The literal meaning of Lakhpat is the City of Millionaire. However today, Lakhpat fort town is sparsely populated. This town is also depicted as the Ghost Town. The city is now full of ruins. There are many age-old buildings in this ghost town. The magnificent Lakhpat Fort is surrounding the other buildings, as if the fort is guarding all the buildings and the people residing there.
Historically it has been very important trading post connecting Gujarat to Sindh. The gradual decline of Lakh fort Town started when an earthquake diverted the flow of the Sindhu River away from it. It has a scenic landscape with a fort in ruins along with tomb and a mosque noted for their fine carvings. A nearby gurudwara is historically significant, as Guru Nanak who was the founder of the religion of Sikhism and the first of the eleven Sikh Gurus is believed to have visited this site while he was on his way to Mecca. Few of his relics are retained here. During the period of invasion of Muslims, the Khudabadi Sonara Community and other Hindus who had not converted to Islam under the Ghaznavids moved to Vegh Kot and Lakhpat in around 1028 AD. The populace moved to this place to avoid genocide at the hands of the invading Muslims and to live peacefully under Hindu Samma rulers.
Inside the Lakhpat Fort Town, the rice is used to be cultivated and Lakhpat used to give annual revenue of 800,000 Koris from rice. It is also said that Lakhpat used to generate an income of 100,000 Koris everyday from maritime activities. All this changed with the earthquake of 1819. A natural dam known as the Allahbund was created and Sindhu changed its course of flow. The Sindhu River now drains into the Arabian Sea. Lakhpat and the area around is very sparsely populated of not more than 400 persons.
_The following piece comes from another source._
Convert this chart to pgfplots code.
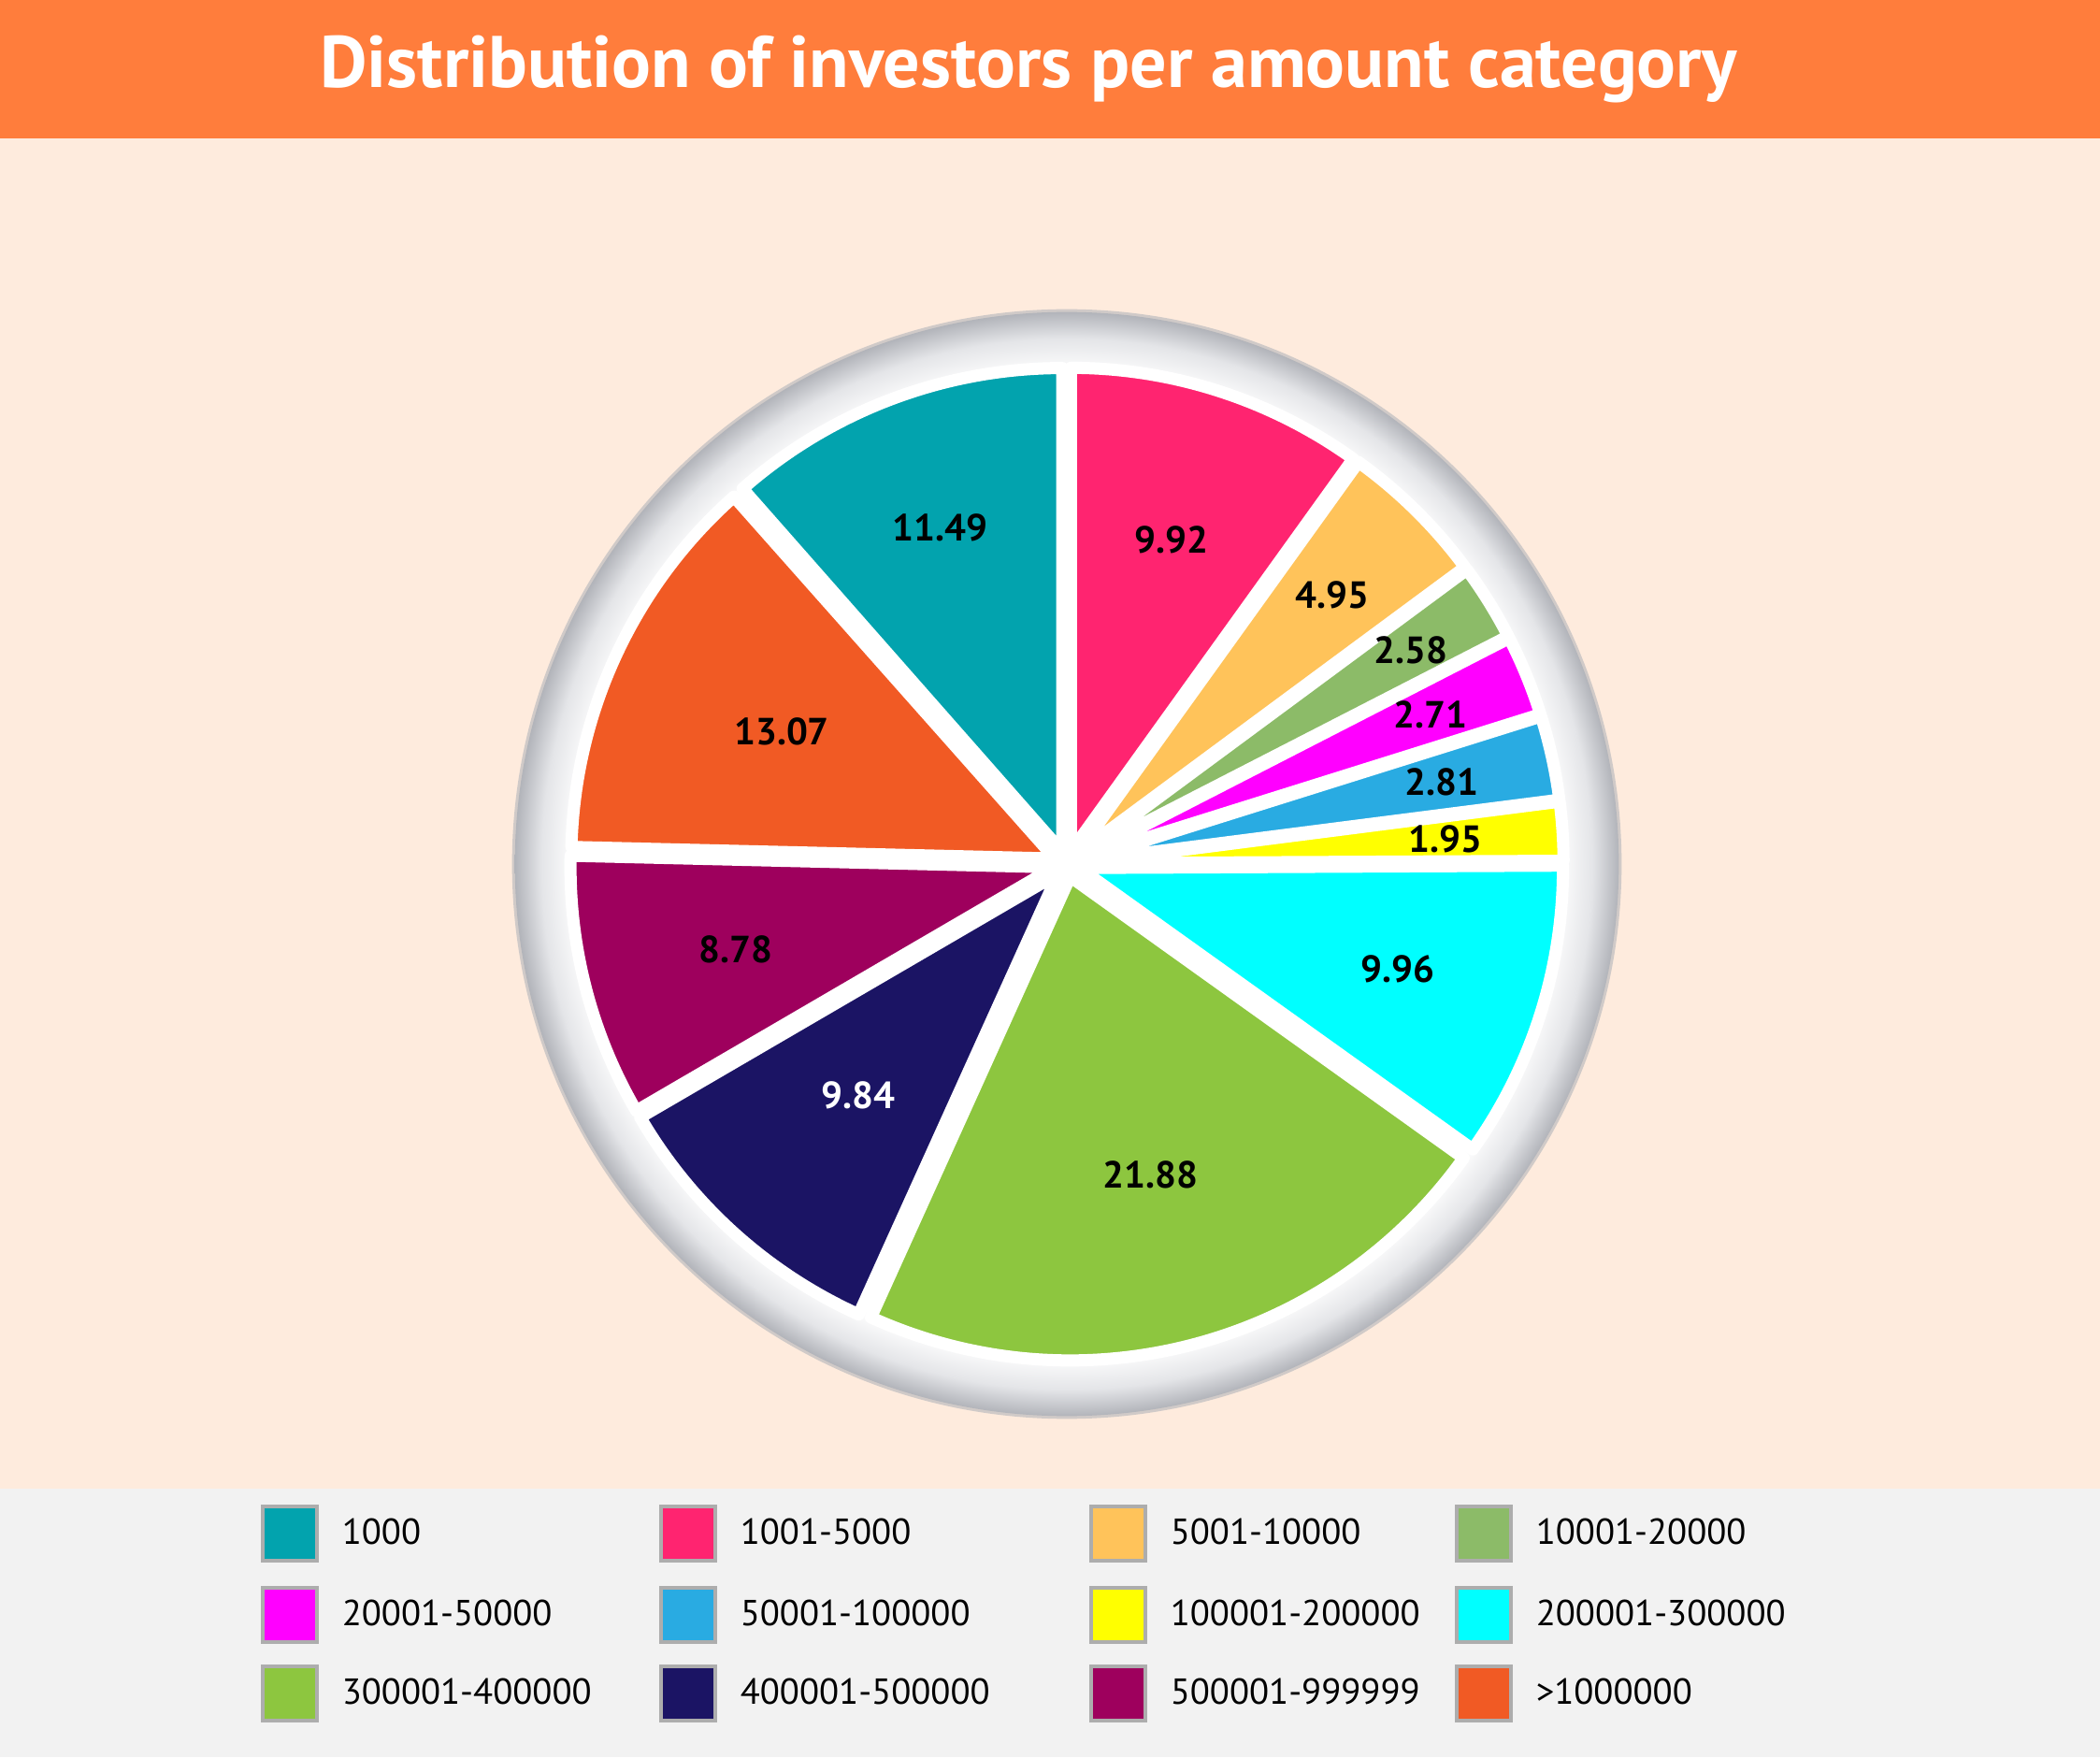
\documentclass[border=0pt]{standalone}
\usepackage{pgfplots}
\pgfplotsset{compat=1.18}
\usepackage{fontspec}
\setmainfont{PT Sans}
\definecolor{banner}{HTML}{FF7D3C}
\definecolor{beige}{HTML}{FEEBDD}
\definecolor{legbg}{HTML}{F2F2F2}
\definecolor{legborder}{HTML}{ADADAD}
\definecolor{ringmid}{HTML}{E4E5E8}
\definecolor{ringout}{HTML}{B2B4BA}
\definecolor{s1}{HTML}{02A3AE}
\definecolor{s2}{HTML}{FF2470}
\definecolor{s3}{HTML}{FFC35A}
\definecolor{s4}{HTML}{8CBB68}
\definecolor{s5}{HTML}{FF00FF}
\definecolor{s6}{HTML}{29ABE2}
\definecolor{s7}{HTML}{FFFF00}
\definecolor{s8}{HTML}{00FFFF}
\definecolor{s9}{HTML}{8DC63F}
\definecolor{s10}{HTML}{1B1464}
\definecolor{s11}{HTML}{9E005D}
\definecolor{s12}{HTML}{F15A24}
\pgfdeclareradialshading{ringshade}{\pgfpoint{0bp}{0bp}}{color(0bp)=(white); color(22.2bp)=(white); color(23.8bp)=(ringmid); color(25bp)=(ringout); color(50bp)=(ringout)}
% value / colour / label radius / label colour
\def\slicelist{11.49/s1/3.84cm/black, 9.92/s2/3.64cm/black, 4.95/s3/4.04cm/black, 2.58/s4/4.33cm/black, 2.71/s5/4.20cm/black, 2.81/s6/4.10cm/black, 1.95/s7/4.06cm/black, 9.96/s8/3.71cm/black, 21.88/s9/3.44cm/black, 9.84/s10/3.33cm/white, 8.78/s11/3.65cm/black, 13.07/s12/3.36cm/black}
\begin{document}
\begin{tikzpicture}
\begin{axis}[x=0.01cm,y=0.01cm,xmin=0,xmax=2246,ymin=0,ymax=1879,hide axis,scale only axis,clip=false]
\fill[beige] (axis cs:0,0) rectangle (axis cs:2246,1879);
\fill[banner] (axis cs:0,1731) rectangle (axis cs:2246,1879);
\fill[legbg] (axis cs:0,0) rectangle (axis cs:2246,287);
\node[white, font=\bfseries\fontsize{22.2}{26}\selectfont, anchor=base] at (axis cs:1100,1785) {Distribution of investors per amount category};
\fill[ringout!60!beige] (axis cs:1141,955) circle[radius=5.93cm];
\shade[shading=ringshade] (axis cs:1141,955) circle[radius=5.9cm];
\pgfplotsextra{%
  \xdef\astart{131.36}%
  \foreach \v/\c/\lr/\tc in \slicelist {%
    \pgfmathsetmacro\aend{\astart-3.6*\v}%
    \pgfmathsetmacro\amid{(\astart+\aend)/2}%
    \fill[\c, draw=white, line width=0.13cm, line join=round] ([shift={(\amid:0.14cm)}]axis cs:1141,955) -- ++(\astart:5.17cm) arc[start angle=\astart, end angle=\aend, radius=5.17cm] -- cycle;%
    \xdef\astart{\aend}%
  }%
  \xdef\astart{131.36}%
  \foreach \v/\c/\lr/\tc in \slicelist {%
    \pgfmathsetmacro\aend{\astart-3.6*\v}%
    \pgfmathsetmacro\amid{(\astart+\aend)/2}%
    \node[text=\tc, font=\bfseries\fontsize{11.5}{13}\selectfont] at ([shift={(\amid:\lr)}]axis cs:1141,955) {\v};%
    \xdef\astart{\aend}%
  }%
}
% legend
\pgfplotsextra{%
  \foreach \x/\y/\c/\t in {279/239/s1/1000, 705/239/s2/1001-5000, 1165/239/s3/5001-10000, 1556/239/s4/10001-20000,
                          279/152/s5/20001-50000, 705/152/s6/50001-100000, 1165/152/s7/100001-200000, 1556/152/s8/200001-300000,
                          279/68/s9/300001-400000, 705/68/s10/400001-500000, 1165/68/s11/500001-999999, 1556/68/s12/{>1000000}} {%
    \fill[\c, draw=legborder, line width=0.04cm] ([shift={(0.02cm,-0.29cm)}]axis cs:\x,\y) rectangle ([shift={(0.60cm,0.29cm)}]axis cs:\x,\y);%
    \node[anchor=base west, inner sep=0pt, font=\fontsize{11}{13}\selectfont] at ([shift={(0.86cm,-0.11cm)}]axis cs:\x,\y) {\t};%
  }%
}
\end{axis}
\end{tikzpicture}
\end{document}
The Gosh Mohmad Kuba, Syed Pir Shah Dargah, Nani Mai Dargah, Hatkeshwar Temple amongst others in the old town are reminisces of the glorious past.
Now, the Border Security Force outposts keep a diligent vigil over the area as there a few kilometers away is the international border of India with Pakistan from where smugglers and insurgents try to sneak into India every now and then. It is a delight to see the Chinkara and the Nilgai. One has to be very lucky to spot the caracal or the civet. The sight of peacocks and the call of the partridges follow one right up to the fort of Lakhpat
In Lakhpat Fort Town, there is a gurudwara that attracts the tourists. The name of Gurudwara is the Lakhpat Gurudwara Sahib, religious place for the Sikhs. Even today, Guru Nanak's footwear and the palkhi are worshiped by the Udasi Sect. The Gurudwara is declared a protected monument by the Archeological Department and has won the UNESCO award for restoration after the Bhuj earthquake. The Hindi film, J.P Dutta's Refugee is shot on location in the Great Rann of Kutch and other locations in the Kutch district of Gujarat.